3. **The Spin (Revolution):** We're going to spin this right-half circle around the x-axis (that's the horizontal line where $y=0$). When you spin a shape like this, it forms a 3D solid!

4. **Imagine the Solid:** When you spin this half-circle, it looks like you're making half of a delicious doughnut or a half-torus!

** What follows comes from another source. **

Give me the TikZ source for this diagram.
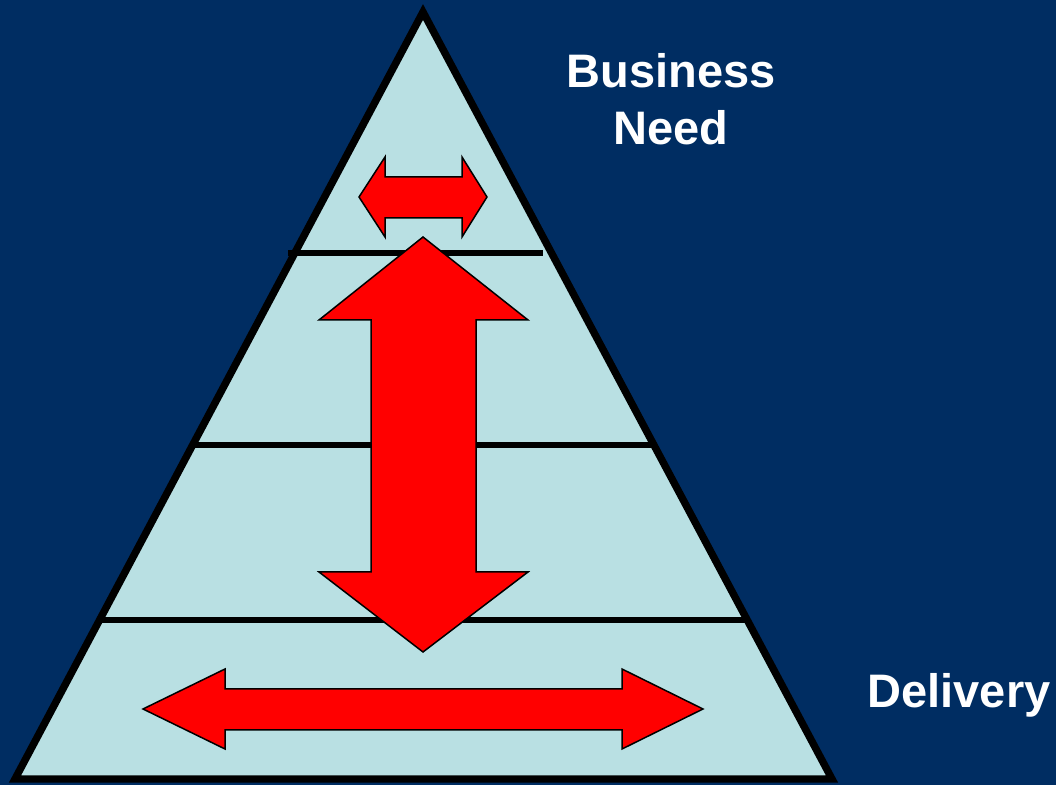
\documentclass[tikz,border=0pt]{standalone}
\usepackage{fontspec}
\setmainfont{Liberation Sans}
\usetikzlibrary{positioning}
\definecolor{navy}{RGB}{0,45,98}
\definecolor{layerblue}{RGB}{185,224,227}
\tikzset{
  pyramid/.style={draw=black, line width=3.7pt, fill=layerblue, line join=miter},
  tier/.style={draw=black, line width=2.6pt},
  redarrow/.style={draw=black, line width=0.75pt, fill=red, line join=miter},
  caption/.style={text=white, font=\bfseries\fontsize{23.5}{28.5}\selectfont, align=center}
}

\begin{document}
\begin{tikzpicture}[x=0.5pt,y=-0.5pt]
    \fill[navy] (0,0) rectangle (1056,785);
    \useasboundingbox (0,0) rectangle (1056,785);

    \coordinate (top) at (423,12);
    \coordinate (bl) at (15,779);
    \coordinate (br) at (832,779);
    \draw[pyramid] (top) -- (br) -- (bl) -- cycle;

    % tiers
    \draw[tier] (288,253) -- (543,253);
    \draw[tier] (195,445) -- (651,445);
    \draw[tier] (97,620) -- (749,620);

    % arrows
    \draw[redarrow] (359,197) -- (385,157) -- (385,177) -- (462,177) -- (462,157) -- (487,197)
        -- (462,237) -- (462,218) -- (385,218) -- (385,237) -- cycle;
    \draw[redarrow] (423,237) -- (528,320) -- (476,320) -- (476,572) -- (528,572) -- (423,652)
        -- (319,572) -- (371,572) -- (371,320) -- (319,320) -- cycle;
    \draw[redarrow] (143,709) -- (225,669) -- (225,689) -- (622,689) -- (622,669) -- (703,709)
        -- (622,749) -- (622,730) -- (225,730) -- (225,749) -- cycle;

    \node[caption] (need) at (671,99) {Business\\Need};
    \node[caption] (delivery) at (959,695) {Delivery};
\end{tikzpicture}
\end{document}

5. **The Shell Method Idea (Visualizing a "Typical Shell"):**
If we were to calculate this using the shell method, we'd imagine slicing our half-doughnut horizontally into many super thin cylindrical shells.
* **Drawing a typical shell:** Picture a thin, hollow cylinder, like a toilet paper roll, lying on its side. Its center is on the y-axis, and it's wrapped around the x-axis.
* **Radius of each shell:** For any horizontal slice at a particular height `y`, the distance from the x-axis (our spinning axis) to that slice is simply `y`. So, the radius of this thin cylindrical shell is `y`.
* **Height of each shell:** This is how "long" our thin cylindrical slice is in the x-direction. We can find this `x` value from our circle's equation. Since $x^2 + (y-1)^2 = 1$, we can solve for $x$: $x^2 = 1 - (y-1)^2$, so $x = \sqrt{1 - (y-1)^2}$ (we take the positive square root because we're on the right half). So, the height (or length) of our shell is $\sqrt{1 - (y-1)^2}$.
* These shells range from the bottom of our half-circle ($y=0$) to the top ($y=2$).

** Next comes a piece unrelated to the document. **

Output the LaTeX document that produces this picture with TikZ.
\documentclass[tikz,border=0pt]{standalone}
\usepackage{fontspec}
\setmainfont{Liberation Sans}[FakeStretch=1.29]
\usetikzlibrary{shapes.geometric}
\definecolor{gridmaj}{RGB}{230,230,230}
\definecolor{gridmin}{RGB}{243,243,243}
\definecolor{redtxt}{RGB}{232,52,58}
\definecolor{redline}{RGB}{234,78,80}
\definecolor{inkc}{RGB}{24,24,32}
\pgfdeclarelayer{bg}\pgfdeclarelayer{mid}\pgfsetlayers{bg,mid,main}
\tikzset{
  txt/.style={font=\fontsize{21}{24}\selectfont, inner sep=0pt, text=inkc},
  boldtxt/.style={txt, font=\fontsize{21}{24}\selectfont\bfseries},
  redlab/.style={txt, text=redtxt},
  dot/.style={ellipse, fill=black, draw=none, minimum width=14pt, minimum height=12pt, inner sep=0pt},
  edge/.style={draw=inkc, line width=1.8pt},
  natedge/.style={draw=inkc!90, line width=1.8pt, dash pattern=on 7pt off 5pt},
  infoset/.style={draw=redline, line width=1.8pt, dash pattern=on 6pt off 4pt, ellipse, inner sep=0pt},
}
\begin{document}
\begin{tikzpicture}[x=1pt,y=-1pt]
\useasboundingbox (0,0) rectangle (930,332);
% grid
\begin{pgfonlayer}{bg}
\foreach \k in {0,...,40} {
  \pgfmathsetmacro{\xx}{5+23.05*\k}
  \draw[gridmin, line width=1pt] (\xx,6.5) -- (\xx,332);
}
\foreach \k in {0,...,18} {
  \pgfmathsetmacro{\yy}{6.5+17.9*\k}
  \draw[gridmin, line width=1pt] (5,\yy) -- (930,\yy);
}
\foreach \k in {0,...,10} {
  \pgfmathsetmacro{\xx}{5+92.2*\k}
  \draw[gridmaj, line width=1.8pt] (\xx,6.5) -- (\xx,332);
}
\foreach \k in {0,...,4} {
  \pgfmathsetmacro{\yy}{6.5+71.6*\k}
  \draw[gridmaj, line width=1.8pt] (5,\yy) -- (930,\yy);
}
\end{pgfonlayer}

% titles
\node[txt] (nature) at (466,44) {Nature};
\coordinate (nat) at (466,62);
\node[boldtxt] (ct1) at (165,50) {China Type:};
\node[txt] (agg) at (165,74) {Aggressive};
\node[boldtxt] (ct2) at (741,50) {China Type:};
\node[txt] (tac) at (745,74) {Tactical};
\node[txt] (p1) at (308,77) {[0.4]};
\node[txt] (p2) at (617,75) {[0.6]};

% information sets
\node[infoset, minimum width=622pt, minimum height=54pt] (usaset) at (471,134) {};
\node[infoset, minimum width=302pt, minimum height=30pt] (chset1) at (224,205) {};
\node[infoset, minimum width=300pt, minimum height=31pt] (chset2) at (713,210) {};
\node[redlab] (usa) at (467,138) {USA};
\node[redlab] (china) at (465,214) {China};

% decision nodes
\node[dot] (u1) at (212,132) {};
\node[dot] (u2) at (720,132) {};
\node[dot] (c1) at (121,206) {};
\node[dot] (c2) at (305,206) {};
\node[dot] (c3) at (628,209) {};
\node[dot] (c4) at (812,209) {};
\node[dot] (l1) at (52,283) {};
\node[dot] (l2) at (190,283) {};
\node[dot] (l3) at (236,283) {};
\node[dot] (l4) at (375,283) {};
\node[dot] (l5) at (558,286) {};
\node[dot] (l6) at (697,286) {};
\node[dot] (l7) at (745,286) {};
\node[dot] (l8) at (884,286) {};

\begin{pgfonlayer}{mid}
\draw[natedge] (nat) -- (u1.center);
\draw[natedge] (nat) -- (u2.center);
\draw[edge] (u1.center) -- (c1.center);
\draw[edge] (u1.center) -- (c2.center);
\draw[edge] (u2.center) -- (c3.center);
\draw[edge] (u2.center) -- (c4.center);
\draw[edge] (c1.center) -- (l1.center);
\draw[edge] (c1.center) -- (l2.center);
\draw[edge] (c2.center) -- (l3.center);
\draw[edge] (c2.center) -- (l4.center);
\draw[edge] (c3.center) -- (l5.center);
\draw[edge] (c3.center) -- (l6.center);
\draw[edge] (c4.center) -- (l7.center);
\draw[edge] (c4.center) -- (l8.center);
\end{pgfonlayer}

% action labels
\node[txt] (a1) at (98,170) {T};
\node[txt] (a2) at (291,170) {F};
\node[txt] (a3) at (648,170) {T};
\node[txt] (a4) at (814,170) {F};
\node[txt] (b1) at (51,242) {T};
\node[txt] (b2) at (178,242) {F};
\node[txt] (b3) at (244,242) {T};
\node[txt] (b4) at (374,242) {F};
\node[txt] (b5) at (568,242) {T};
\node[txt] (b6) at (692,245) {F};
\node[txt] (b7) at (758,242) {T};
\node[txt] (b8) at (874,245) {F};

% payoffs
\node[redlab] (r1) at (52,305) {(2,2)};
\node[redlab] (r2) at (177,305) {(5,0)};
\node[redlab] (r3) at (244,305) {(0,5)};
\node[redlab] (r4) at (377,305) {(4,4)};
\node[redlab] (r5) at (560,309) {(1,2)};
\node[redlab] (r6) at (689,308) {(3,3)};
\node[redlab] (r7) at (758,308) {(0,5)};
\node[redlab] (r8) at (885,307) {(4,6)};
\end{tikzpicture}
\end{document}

6. **Calculating the Total Volume (Using a clever trick!):**
Instead of adding up all those tiny shell volumes with a tricky calculation (which is what calculus does!), we can use a super cool geometric trick called Pappus's Second Theorem. It's a bit like finding the average! It says:

**Volume = (Area of the 2D shape) $\times$ (Distance the "center" of the shape travels when it spins)**

Let's find these two pieces:

* **Area of our 2D shape:** Our shape is the right half of a circle with a radius of 1.
The area of a full circle is $\pi \times (\text{radius})^2$. So, for a radius of 1, the full circle's area is $\pi \times 1^2 = \pi$.
Since we have a *half* circle, its area is $\pi/2$.

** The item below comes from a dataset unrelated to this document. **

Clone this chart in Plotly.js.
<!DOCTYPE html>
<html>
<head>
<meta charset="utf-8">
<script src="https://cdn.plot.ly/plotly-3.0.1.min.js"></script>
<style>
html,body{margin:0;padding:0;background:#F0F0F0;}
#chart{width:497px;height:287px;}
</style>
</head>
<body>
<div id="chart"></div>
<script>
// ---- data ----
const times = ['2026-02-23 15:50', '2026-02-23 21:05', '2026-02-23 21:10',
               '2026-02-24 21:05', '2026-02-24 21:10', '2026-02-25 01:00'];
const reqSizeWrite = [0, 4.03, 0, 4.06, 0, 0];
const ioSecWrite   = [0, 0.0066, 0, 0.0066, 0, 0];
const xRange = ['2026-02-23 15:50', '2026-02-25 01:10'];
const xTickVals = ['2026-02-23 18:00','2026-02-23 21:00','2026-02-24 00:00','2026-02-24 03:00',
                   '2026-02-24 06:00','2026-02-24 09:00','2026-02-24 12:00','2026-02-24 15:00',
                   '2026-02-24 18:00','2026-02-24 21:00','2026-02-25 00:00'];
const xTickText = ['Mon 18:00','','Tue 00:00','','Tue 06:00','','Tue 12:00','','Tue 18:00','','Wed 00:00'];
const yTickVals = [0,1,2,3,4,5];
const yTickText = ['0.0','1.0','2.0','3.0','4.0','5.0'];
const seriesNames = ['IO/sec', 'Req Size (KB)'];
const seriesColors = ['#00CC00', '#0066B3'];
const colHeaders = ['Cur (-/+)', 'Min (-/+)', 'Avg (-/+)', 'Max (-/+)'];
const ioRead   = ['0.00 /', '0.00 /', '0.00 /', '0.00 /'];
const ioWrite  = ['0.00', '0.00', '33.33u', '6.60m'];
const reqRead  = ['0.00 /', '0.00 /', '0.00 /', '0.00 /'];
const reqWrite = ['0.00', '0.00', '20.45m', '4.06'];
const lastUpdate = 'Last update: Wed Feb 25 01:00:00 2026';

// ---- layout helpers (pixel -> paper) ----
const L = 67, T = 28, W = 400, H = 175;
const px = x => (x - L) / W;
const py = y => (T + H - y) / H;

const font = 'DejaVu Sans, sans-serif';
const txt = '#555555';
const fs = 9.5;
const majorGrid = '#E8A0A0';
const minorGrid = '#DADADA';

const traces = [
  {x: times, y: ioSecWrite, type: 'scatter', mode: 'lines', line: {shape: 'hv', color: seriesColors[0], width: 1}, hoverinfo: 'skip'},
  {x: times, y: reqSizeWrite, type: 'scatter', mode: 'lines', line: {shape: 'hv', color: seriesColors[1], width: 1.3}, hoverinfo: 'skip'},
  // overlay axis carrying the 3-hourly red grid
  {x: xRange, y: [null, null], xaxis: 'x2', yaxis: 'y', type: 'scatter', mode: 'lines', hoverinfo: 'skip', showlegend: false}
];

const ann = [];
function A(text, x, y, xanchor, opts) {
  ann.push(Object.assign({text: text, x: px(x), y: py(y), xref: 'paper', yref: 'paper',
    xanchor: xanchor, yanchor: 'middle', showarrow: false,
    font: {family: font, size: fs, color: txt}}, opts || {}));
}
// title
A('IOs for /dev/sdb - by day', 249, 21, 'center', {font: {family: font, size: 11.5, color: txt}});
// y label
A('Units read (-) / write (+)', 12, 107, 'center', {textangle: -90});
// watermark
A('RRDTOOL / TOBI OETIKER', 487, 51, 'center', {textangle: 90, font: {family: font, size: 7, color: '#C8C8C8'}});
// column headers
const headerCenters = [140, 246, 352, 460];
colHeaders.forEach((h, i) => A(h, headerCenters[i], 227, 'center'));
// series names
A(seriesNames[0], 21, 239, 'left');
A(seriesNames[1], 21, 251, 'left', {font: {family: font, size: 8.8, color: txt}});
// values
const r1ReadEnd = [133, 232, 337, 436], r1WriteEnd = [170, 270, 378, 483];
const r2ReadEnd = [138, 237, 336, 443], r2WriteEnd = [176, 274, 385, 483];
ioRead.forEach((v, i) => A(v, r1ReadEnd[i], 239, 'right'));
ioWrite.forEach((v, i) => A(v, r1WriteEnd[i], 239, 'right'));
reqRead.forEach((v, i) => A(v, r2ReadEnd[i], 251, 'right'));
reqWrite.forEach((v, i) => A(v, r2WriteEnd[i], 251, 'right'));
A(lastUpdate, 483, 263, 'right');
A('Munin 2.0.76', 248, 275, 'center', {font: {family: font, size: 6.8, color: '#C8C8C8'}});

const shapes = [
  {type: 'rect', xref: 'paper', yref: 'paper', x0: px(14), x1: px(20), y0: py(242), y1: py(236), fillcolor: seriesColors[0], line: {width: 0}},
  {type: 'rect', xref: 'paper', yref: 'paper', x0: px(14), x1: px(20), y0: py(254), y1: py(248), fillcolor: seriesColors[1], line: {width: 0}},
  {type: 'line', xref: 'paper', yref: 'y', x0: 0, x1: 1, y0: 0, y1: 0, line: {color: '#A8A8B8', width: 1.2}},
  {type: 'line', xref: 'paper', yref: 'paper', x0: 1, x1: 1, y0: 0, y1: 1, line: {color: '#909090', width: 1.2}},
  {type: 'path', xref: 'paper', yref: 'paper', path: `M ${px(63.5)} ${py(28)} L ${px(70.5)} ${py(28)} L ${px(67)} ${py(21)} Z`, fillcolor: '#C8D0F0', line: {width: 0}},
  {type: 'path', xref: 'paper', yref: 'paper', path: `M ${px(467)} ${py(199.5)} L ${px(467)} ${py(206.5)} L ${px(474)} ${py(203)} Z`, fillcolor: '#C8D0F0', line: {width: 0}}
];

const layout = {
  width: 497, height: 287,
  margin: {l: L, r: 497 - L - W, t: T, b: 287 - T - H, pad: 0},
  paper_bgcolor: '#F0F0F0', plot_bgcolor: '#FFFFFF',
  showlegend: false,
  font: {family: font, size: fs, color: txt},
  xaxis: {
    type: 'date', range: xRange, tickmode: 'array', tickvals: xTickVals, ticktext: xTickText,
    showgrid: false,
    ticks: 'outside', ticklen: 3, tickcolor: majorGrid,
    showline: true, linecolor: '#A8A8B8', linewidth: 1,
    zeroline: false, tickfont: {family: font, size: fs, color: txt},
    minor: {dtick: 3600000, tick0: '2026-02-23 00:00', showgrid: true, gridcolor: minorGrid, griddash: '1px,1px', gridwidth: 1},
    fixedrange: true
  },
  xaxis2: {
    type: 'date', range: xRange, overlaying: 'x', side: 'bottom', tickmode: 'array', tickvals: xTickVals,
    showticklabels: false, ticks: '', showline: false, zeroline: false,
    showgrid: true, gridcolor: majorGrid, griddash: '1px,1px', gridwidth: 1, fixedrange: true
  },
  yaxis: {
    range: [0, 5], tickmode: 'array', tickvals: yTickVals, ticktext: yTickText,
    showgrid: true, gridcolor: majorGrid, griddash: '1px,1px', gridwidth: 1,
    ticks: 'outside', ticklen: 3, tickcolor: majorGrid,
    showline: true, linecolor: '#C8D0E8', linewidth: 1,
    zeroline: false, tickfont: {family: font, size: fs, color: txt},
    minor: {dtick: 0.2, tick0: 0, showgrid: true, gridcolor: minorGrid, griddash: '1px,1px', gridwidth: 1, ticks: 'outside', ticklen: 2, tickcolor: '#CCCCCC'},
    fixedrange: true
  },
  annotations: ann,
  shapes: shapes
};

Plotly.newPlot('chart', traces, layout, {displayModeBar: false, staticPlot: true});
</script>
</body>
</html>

* **Where's the "center" of our shape? (This is called the centroid):** For a symmetrical shape like our half-circle, its "balance point" or "average position" in the vertical direction is right in the middle of its height. Our half-circle is centered at $y=1$. So, the y-coordinate of its "center" is at $y=1$.

* **Distance the "center" travels:** When this "center" point (at $y=1$) spins around the x-axis ($y=0$), it creates a circle. The radius of *that* circle is the distance from $y=1$ to $y=0$, which is just 1 unit.
The distance around a circle is $2\pi \times (\text{radius})$. So, the distance our "center" travels is $2\pi \times 1 = 2\pi$.

* **Putting it all together!**
Volume = (Area) $\times$ (Distance)
Volume = $(\pi/2) \times (2\pi)$
Volume = $\pi^2$

So, the volume of the solid is $\pi^2$ cubic units! Isn't that neat?